* _GOAL OF THE EXERCISE_:
The first line to copy is the one with "Give me the matplotlib source for this chart."; the last is the one with "W, H = 1315, 1201". Copy each line in that range exactly, leaving out all others.

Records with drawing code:
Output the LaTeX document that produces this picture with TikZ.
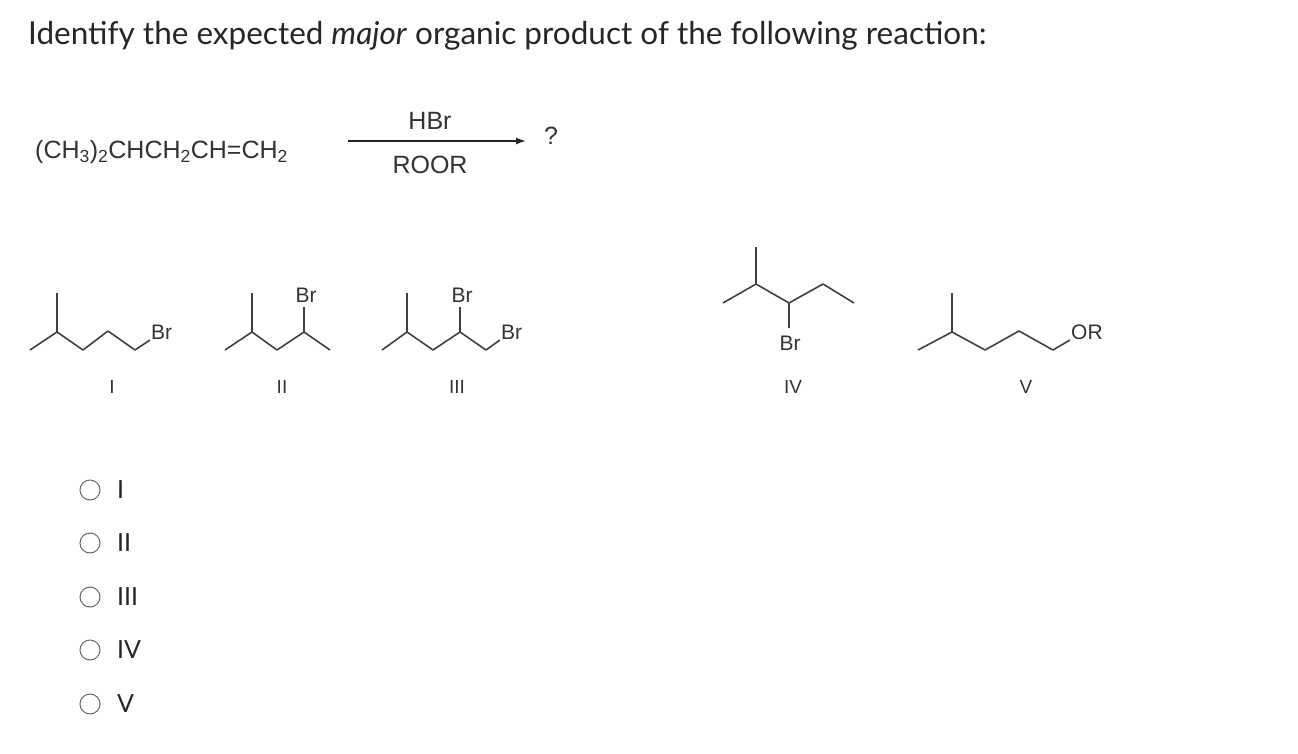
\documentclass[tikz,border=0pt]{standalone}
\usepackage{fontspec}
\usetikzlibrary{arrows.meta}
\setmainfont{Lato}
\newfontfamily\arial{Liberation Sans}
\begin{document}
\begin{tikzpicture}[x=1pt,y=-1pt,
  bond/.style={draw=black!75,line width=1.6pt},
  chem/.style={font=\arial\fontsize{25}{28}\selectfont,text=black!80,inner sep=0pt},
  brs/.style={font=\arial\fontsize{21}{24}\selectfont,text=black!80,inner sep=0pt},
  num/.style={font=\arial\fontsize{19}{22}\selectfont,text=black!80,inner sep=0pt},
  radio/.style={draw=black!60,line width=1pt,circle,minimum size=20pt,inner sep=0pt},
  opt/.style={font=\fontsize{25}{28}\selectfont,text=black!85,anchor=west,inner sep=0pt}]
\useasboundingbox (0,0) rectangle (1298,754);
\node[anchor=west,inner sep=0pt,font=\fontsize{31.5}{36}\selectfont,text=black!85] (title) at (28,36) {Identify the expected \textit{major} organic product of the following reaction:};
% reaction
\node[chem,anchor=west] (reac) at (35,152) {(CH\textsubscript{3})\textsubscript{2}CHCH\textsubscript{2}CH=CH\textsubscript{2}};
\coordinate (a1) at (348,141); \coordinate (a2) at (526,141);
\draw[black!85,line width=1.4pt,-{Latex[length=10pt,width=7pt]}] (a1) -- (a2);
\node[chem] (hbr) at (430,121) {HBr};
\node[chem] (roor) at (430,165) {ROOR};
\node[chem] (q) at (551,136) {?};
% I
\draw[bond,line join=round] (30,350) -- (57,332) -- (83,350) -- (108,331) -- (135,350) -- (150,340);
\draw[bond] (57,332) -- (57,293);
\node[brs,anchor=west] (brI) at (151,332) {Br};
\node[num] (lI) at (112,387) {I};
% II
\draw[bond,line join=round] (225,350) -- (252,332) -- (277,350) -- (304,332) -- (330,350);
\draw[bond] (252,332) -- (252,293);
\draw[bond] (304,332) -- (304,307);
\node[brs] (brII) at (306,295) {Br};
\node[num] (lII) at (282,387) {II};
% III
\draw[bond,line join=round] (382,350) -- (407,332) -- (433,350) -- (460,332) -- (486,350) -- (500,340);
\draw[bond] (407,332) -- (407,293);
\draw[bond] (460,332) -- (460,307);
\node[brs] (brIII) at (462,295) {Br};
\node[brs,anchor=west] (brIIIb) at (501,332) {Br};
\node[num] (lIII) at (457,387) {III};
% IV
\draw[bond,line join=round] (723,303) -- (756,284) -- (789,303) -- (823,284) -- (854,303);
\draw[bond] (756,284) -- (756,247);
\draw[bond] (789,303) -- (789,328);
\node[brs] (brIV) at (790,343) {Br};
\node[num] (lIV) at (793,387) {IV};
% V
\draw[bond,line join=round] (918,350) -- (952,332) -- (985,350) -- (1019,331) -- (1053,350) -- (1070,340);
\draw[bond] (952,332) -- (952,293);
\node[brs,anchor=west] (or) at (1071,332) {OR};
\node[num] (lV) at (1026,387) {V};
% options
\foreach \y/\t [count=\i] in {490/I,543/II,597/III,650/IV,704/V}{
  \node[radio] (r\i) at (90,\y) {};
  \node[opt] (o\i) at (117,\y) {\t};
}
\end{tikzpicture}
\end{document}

--

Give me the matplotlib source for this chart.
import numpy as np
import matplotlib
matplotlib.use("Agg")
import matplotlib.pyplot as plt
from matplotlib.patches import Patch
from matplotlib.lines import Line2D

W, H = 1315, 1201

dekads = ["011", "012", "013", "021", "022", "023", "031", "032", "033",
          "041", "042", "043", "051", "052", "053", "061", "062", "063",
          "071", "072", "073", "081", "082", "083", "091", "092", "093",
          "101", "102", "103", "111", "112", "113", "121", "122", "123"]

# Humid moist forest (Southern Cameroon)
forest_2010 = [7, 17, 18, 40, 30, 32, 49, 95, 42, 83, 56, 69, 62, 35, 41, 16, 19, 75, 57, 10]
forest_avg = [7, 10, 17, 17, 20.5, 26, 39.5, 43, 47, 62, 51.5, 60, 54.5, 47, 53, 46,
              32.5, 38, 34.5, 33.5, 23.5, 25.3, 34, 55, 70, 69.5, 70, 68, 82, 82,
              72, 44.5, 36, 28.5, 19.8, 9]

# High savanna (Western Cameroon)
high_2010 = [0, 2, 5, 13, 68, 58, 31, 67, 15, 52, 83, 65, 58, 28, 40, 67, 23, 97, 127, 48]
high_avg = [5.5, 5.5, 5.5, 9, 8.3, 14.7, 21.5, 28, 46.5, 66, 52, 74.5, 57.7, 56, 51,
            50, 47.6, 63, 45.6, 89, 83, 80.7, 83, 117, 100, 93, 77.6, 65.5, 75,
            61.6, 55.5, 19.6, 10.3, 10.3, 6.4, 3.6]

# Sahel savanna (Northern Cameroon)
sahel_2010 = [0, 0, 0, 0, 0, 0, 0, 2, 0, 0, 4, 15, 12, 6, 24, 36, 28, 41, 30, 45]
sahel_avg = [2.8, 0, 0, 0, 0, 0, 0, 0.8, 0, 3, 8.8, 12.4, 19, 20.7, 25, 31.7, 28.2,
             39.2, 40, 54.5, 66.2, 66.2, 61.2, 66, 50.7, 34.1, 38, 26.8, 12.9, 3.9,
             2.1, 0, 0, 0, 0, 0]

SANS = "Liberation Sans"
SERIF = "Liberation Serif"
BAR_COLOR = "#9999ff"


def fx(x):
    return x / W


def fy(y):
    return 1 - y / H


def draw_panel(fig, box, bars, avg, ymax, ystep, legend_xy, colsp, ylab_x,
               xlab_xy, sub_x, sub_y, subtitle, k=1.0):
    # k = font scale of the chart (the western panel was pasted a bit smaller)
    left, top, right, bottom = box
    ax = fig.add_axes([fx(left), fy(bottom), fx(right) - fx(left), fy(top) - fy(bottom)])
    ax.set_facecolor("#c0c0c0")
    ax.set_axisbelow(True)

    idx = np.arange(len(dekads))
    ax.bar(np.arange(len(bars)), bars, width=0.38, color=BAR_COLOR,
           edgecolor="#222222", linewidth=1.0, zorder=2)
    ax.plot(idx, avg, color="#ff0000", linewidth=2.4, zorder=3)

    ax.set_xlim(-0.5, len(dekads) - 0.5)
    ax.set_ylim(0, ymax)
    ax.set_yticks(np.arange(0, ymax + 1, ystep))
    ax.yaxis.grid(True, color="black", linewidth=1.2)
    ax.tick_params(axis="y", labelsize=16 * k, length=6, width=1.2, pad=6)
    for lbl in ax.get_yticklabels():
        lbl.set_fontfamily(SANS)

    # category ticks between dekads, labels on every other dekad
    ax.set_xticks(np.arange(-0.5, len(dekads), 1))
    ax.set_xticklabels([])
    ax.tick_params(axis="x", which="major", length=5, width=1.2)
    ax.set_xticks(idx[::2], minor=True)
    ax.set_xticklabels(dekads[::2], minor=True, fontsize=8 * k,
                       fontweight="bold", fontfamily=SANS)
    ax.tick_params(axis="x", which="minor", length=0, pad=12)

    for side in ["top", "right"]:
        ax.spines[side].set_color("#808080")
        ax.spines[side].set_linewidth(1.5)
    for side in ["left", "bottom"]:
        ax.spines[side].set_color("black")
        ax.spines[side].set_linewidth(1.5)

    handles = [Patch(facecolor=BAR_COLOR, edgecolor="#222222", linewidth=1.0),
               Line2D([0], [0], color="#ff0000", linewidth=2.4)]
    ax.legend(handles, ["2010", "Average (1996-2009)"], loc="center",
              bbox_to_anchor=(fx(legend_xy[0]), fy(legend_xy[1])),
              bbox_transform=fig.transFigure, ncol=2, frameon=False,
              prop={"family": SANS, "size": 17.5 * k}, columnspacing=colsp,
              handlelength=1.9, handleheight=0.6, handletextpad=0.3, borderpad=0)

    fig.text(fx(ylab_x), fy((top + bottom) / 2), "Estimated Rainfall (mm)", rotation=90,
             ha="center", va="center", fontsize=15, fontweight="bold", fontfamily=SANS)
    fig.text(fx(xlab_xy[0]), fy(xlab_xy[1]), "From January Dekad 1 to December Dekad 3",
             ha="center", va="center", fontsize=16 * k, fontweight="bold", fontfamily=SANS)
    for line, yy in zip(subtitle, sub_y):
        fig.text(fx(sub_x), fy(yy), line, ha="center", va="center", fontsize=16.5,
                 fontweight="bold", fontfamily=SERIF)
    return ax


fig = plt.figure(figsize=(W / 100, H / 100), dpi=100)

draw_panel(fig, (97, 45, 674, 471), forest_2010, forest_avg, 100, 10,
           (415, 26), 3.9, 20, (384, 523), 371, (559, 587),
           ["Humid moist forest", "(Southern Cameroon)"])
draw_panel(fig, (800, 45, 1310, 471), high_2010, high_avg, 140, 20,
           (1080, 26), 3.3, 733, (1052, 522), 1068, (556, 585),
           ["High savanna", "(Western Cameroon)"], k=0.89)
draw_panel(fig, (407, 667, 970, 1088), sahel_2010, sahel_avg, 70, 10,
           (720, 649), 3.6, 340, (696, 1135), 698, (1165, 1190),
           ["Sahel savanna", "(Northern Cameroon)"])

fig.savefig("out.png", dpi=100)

* _FINAL ANSWER_:
Give me the matplotlib source for this chart.
import numpy as np
import matplotlib
matplotlib.use("Agg")
import matplotlib.pyplot as plt
from matplotlib.patches import Patch
from matplotlib.lines import Line2D

W, H = 1315, 1201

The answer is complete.